# [Set problem]
Look through the records that follow. Copy every line containing the word "Output".
══ Records for the task ══
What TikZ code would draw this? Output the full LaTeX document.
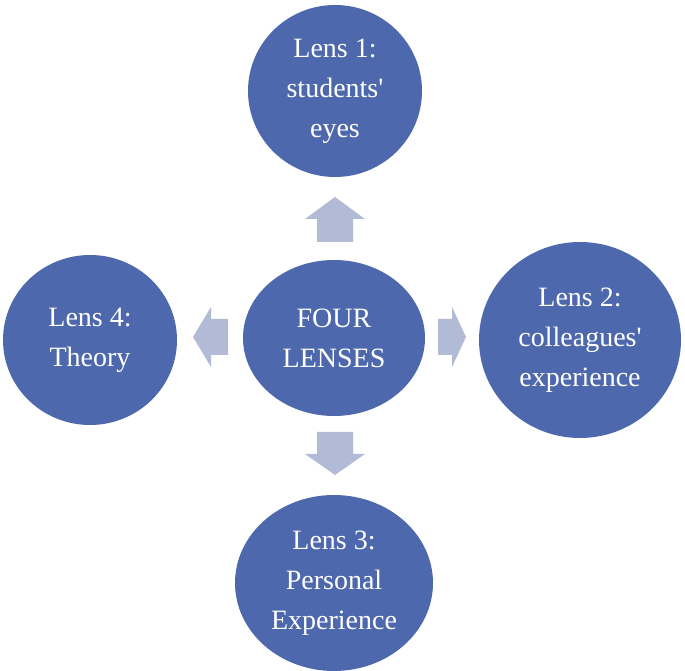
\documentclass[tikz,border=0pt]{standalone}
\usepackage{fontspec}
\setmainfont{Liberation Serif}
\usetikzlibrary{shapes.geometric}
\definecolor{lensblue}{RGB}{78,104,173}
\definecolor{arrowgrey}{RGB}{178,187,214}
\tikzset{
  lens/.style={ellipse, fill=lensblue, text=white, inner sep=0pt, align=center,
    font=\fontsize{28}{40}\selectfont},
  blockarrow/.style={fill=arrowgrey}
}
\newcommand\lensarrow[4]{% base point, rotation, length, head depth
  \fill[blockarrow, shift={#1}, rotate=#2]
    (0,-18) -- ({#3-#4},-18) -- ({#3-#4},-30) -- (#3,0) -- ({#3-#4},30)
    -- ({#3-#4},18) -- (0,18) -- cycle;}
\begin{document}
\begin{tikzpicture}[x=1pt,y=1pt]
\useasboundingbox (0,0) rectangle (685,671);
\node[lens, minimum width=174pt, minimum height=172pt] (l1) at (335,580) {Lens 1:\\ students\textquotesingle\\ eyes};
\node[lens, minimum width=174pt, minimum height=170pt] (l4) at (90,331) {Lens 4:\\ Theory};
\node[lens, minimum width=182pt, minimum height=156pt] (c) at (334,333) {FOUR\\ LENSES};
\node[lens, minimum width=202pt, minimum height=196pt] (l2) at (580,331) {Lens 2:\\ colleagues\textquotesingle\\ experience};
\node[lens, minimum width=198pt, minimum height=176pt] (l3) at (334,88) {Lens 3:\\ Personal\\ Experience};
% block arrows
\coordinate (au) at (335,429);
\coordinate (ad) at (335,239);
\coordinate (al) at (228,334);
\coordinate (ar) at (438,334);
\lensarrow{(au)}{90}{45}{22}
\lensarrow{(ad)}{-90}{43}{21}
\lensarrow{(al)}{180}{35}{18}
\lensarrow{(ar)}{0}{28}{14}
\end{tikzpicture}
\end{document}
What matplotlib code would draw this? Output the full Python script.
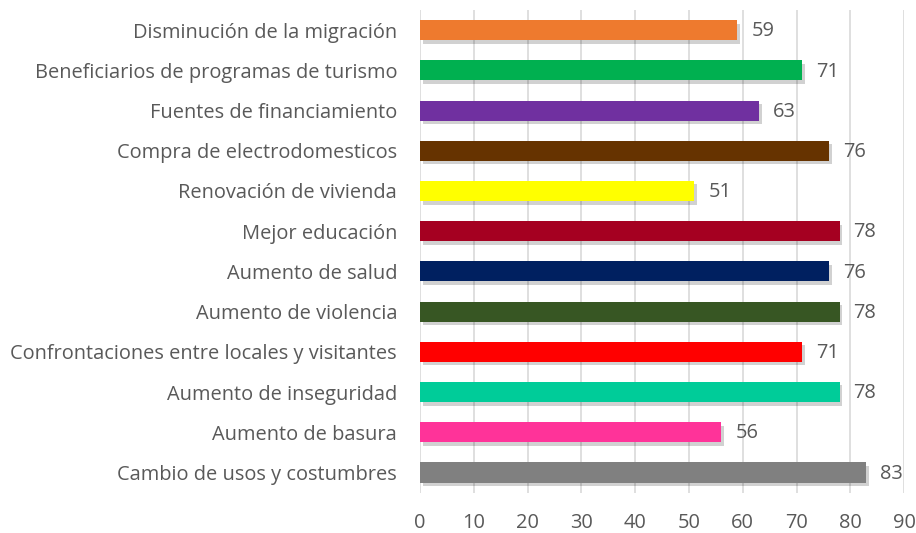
═══
# [Task response]
What TikZ code would draw this? Output the full LaTeX document.
What matplotlib code would draw this? Output the full Python script.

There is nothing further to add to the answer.